* Set task
Retype, with no alterations, every line between the one containing "Clone this diagram in TikZ." and the one containing "minimum width=234pt] (Ab)", counting both of those lines too. Pictures are to be left out.

* Provided information
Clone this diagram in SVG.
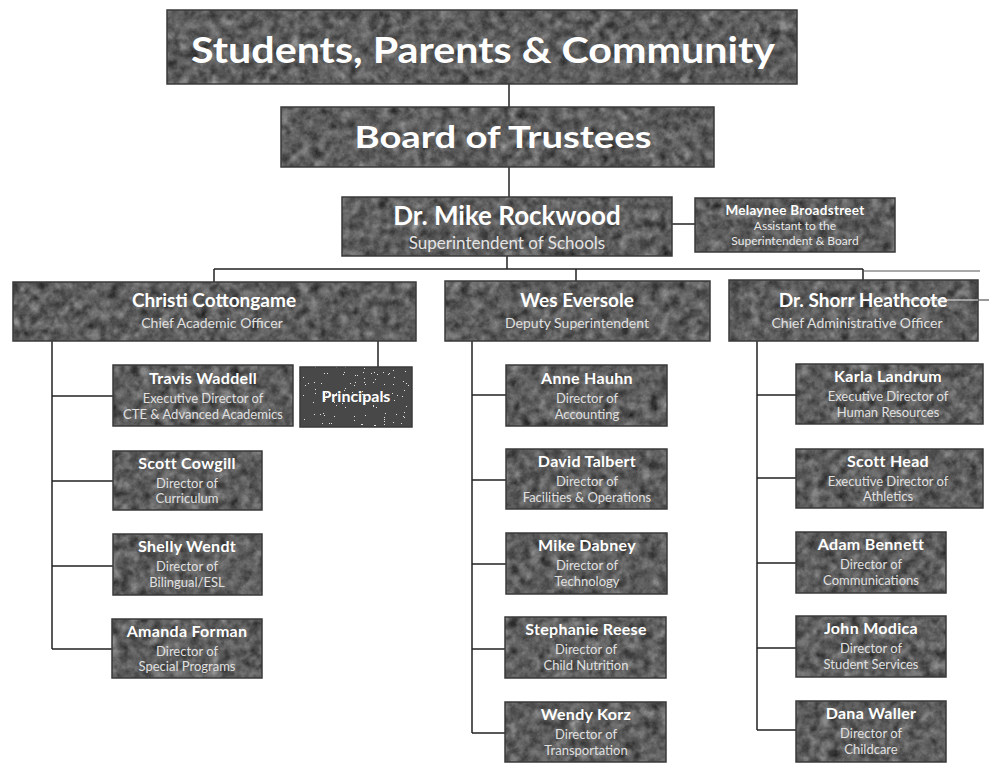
--
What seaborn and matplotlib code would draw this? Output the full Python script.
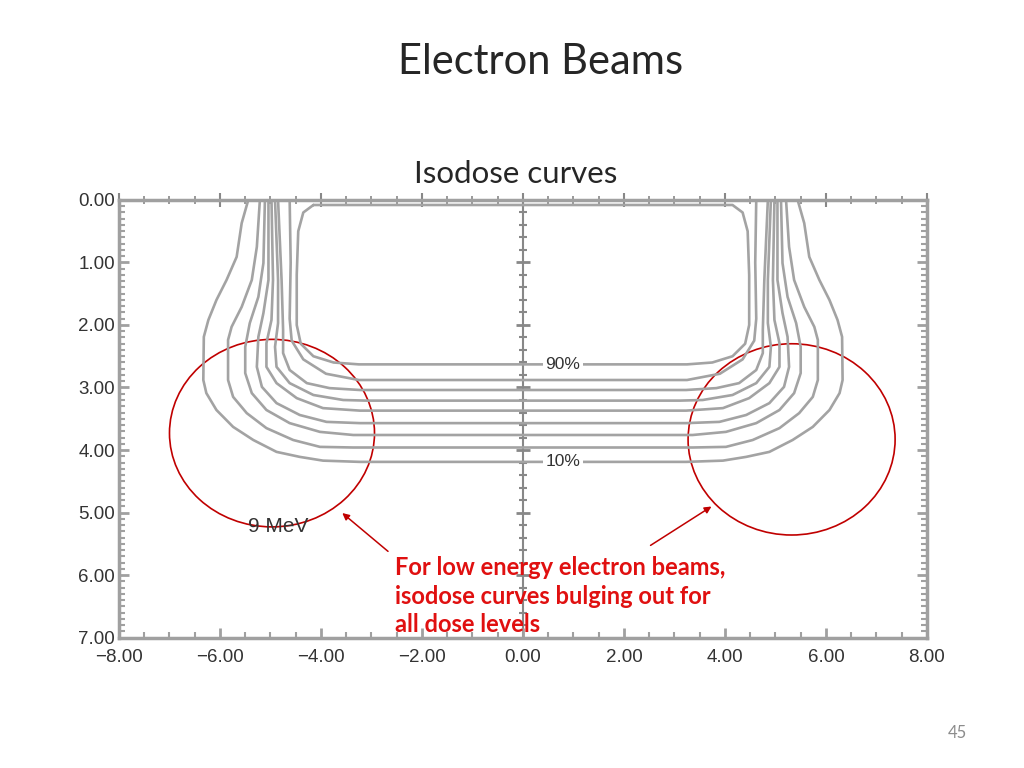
* * *
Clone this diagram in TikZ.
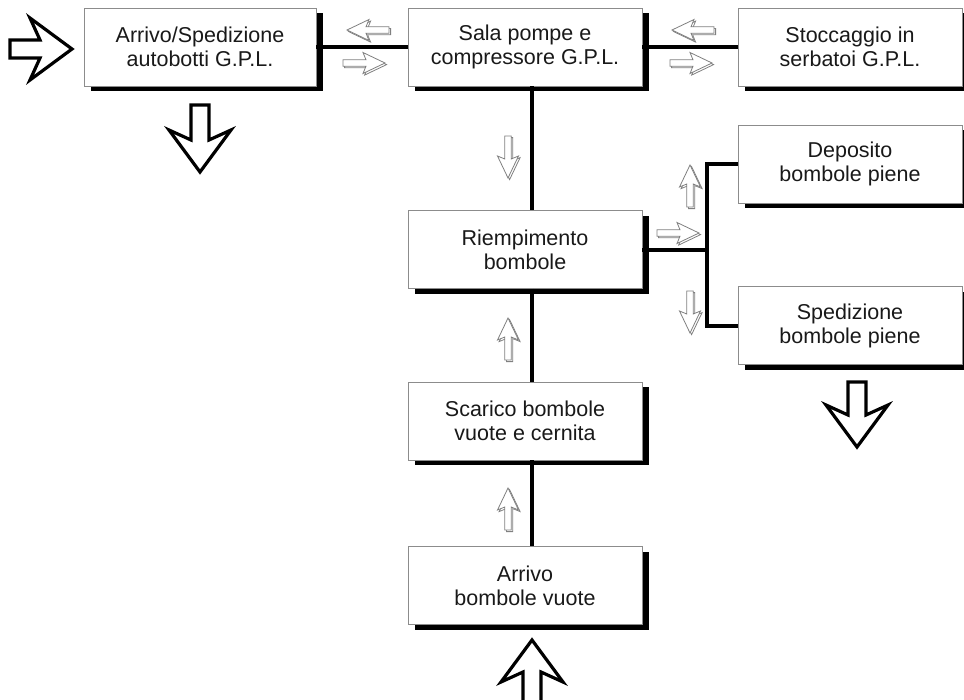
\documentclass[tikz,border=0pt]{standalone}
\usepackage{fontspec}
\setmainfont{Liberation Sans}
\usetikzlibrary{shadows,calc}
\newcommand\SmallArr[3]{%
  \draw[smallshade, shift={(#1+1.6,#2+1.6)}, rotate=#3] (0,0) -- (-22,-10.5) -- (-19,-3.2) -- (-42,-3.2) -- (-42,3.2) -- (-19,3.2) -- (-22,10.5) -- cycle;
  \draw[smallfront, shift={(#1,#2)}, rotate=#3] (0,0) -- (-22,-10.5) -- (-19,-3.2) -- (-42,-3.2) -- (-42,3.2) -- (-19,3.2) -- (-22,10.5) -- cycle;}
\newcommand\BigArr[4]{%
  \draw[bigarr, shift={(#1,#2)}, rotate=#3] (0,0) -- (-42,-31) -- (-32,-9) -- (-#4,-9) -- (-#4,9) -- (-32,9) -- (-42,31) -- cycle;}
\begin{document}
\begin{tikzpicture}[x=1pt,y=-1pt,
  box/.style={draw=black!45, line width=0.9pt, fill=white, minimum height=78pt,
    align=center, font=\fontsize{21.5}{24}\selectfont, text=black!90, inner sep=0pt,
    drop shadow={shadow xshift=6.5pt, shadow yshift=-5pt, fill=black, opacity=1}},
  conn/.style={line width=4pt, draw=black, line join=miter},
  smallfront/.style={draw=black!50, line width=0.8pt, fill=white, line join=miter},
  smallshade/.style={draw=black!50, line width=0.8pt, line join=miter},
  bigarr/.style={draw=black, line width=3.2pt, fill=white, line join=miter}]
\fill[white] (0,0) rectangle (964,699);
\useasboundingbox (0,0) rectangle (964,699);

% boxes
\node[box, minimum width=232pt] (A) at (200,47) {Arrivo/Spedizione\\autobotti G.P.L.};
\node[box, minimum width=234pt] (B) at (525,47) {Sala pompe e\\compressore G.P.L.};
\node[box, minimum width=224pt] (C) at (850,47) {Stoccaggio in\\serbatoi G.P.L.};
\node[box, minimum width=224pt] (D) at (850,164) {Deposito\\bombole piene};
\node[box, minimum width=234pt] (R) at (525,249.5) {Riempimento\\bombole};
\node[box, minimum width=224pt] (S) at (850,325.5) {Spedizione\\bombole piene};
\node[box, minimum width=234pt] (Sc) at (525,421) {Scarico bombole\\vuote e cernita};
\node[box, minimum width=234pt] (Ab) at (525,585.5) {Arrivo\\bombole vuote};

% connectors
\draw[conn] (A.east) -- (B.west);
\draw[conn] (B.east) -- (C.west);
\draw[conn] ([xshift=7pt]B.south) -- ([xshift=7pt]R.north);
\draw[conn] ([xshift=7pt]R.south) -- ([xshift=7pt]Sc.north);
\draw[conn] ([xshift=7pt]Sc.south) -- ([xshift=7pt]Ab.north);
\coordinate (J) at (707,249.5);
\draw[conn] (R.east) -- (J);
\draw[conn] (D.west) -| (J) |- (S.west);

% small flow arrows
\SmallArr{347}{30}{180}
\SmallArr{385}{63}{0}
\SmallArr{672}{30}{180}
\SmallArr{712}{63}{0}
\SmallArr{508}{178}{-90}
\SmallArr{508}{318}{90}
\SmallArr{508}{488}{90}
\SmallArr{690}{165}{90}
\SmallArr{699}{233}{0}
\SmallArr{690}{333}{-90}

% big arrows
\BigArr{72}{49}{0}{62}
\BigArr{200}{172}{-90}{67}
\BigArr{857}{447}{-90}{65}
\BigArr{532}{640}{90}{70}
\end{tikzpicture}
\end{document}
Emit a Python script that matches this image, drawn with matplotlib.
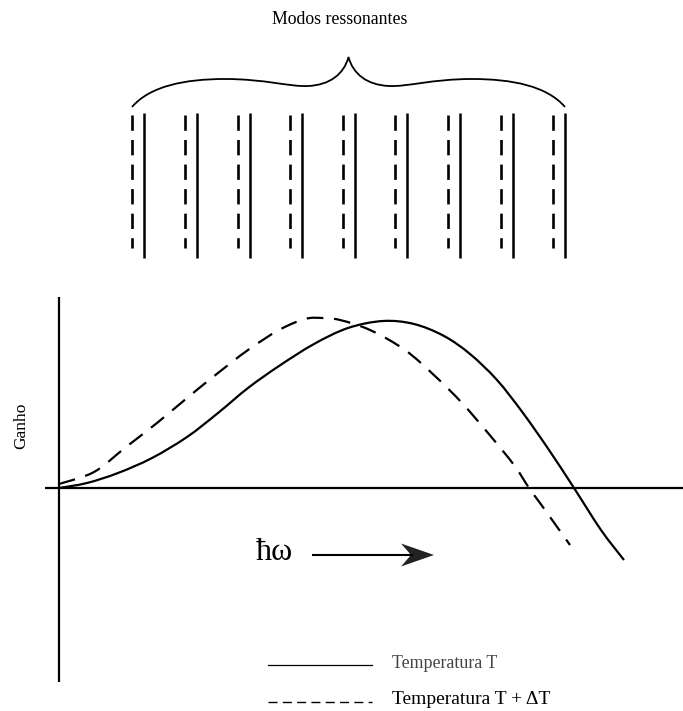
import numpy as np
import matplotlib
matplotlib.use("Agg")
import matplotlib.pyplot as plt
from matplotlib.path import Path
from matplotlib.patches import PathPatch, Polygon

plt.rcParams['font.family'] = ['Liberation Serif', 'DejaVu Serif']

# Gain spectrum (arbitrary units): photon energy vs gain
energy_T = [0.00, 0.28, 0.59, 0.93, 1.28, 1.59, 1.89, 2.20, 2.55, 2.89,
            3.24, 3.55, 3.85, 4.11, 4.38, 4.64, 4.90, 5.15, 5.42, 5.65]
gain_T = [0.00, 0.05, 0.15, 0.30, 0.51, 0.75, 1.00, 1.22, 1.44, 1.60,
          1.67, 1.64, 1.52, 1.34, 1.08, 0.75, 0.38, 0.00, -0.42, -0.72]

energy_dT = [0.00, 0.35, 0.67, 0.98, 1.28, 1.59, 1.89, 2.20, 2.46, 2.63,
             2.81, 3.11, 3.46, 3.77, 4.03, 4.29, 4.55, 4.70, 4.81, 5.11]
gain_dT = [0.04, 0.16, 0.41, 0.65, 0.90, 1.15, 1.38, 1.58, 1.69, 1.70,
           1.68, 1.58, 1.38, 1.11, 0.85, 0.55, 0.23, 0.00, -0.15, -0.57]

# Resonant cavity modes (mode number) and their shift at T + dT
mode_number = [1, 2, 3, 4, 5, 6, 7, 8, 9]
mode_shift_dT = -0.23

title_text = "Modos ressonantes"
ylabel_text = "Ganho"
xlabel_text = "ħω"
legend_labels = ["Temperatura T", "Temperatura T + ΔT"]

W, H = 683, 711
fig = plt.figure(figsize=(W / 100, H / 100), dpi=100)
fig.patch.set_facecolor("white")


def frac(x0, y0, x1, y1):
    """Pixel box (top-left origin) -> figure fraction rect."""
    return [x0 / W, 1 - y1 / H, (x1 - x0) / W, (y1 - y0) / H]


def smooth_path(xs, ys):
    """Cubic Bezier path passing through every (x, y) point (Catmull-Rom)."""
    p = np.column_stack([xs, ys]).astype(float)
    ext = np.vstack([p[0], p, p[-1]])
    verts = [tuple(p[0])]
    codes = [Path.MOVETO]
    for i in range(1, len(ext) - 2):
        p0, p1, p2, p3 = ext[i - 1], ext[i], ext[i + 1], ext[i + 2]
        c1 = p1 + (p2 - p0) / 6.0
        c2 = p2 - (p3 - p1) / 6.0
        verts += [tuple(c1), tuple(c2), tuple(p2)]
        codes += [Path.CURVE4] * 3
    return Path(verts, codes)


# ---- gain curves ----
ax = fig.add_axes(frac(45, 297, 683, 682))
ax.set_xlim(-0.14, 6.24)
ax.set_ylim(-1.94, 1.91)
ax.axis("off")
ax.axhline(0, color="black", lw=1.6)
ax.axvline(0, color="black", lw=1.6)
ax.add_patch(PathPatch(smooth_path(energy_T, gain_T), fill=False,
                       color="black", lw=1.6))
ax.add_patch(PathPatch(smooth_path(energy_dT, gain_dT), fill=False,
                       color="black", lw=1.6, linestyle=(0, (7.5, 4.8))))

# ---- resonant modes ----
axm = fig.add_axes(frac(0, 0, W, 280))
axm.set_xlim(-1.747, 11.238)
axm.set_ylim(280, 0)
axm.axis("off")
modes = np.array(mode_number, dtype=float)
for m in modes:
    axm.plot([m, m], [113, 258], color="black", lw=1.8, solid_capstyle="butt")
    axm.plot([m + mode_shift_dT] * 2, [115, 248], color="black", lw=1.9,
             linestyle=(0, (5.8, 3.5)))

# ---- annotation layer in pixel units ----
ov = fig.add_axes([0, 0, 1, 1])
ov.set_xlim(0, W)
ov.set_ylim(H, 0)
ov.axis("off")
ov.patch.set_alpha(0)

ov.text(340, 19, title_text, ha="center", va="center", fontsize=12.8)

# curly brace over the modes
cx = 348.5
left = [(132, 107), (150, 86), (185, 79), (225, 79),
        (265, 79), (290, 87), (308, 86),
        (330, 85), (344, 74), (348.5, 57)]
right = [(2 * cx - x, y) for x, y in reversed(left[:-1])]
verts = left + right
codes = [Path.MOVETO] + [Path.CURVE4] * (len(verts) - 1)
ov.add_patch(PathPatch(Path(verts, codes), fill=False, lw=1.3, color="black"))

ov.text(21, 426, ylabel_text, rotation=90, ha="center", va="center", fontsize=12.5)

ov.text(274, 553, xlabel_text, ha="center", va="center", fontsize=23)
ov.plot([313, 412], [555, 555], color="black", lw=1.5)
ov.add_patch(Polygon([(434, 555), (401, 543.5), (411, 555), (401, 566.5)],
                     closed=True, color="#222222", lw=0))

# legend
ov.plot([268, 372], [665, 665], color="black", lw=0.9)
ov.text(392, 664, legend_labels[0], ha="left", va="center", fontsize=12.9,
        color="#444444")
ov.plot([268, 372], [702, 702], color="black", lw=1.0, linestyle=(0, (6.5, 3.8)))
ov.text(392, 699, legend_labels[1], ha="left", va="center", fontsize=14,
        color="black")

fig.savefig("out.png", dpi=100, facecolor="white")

* Solution to this task
Clone this diagram in TikZ.
\documentclass[tikz,border=0pt]{standalone}
\usepackage{fontspec}
\setmainfont{Liberation Sans}
\usetikzlibrary{shadows,calc}
\newcommand\SmallArr[3]{%
  \draw[smallshade, shift={(#1+1.6,#2+1.6)}, rotate=#3] (0,0) -- (-22,-10.5) -- (-19,-3.2) -- (-42,-3.2) -- (-42,3.2) -- (-19,3.2) -- (-22,10.5) -- cycle;
  \draw[smallfront, shift={(#1,#2)}, rotate=#3] (0,0) -- (-22,-10.5) -- (-19,-3.2) -- (-42,-3.2) -- (-42,3.2) -- (-19,3.2) -- (-22,10.5) -- cycle;}
\newcommand\BigArr[4]{%
  \draw[bigarr, shift={(#1,#2)}, rotate=#3] (0,0) -- (-42,-31) -- (-32,-9) -- (-#4,-9) -- (-#4,9) -- (-32,9) -- (-42,31) -- cycle;}
\begin{document}
\begin{tikzpicture}[x=1pt,y=-1pt,
  box/.style={draw=black!45, line width=0.9pt, fill=white, minimum height=78pt,
    align=center, font=\fontsize{21.5}{24}\selectfont, text=black!90, inner sep=0pt,
    drop shadow={shadow xshift=6.5pt, shadow yshift=-5pt, fill=black, opacity=1}},
  conn/.style={line width=4pt, draw=black, line join=miter},
  smallfront/.style={draw=black!50, line width=0.8pt, fill=white, line join=miter},
  smallshade/.style={draw=black!50, line width=0.8pt, line join=miter},
  bigarr/.style={draw=black, line width=3.2pt, fill=white, line join=miter}]
\fill[white] (0,0) rectangle (964,699);
\useasboundingbox (0,0) rectangle (964,699);

% boxes
\node[box, minimum width=232pt] (A) at (200,47) {Arrivo/Spedizione\\autobotti G.P.L.};
\node[box, minimum width=234pt] (B) at (525,47) {Sala pompe e\\compressore G.P.L.};
\node[box, minimum width=224pt] (C) at (850,47) {Stoccaggio in\\serbatoi G.P.L.};
\node[box, minimum width=224pt] (D) at (850,164) {Deposito\\bombole piene};
\node[box, minimum width=234pt] (R) at (525,249.5) {Riempimento\\bombole};
\node[box, minimum width=224pt] (S) at (850,325.5) {Spedizione\\bombole piene};
\node[box, minimum width=234pt] (Sc) at (525,421) {Scarico bombole\\vuote e cernita};
\node[box, minimum width=234pt] (Ab) at (525,585.5) {Arrivo\\bombole vuote};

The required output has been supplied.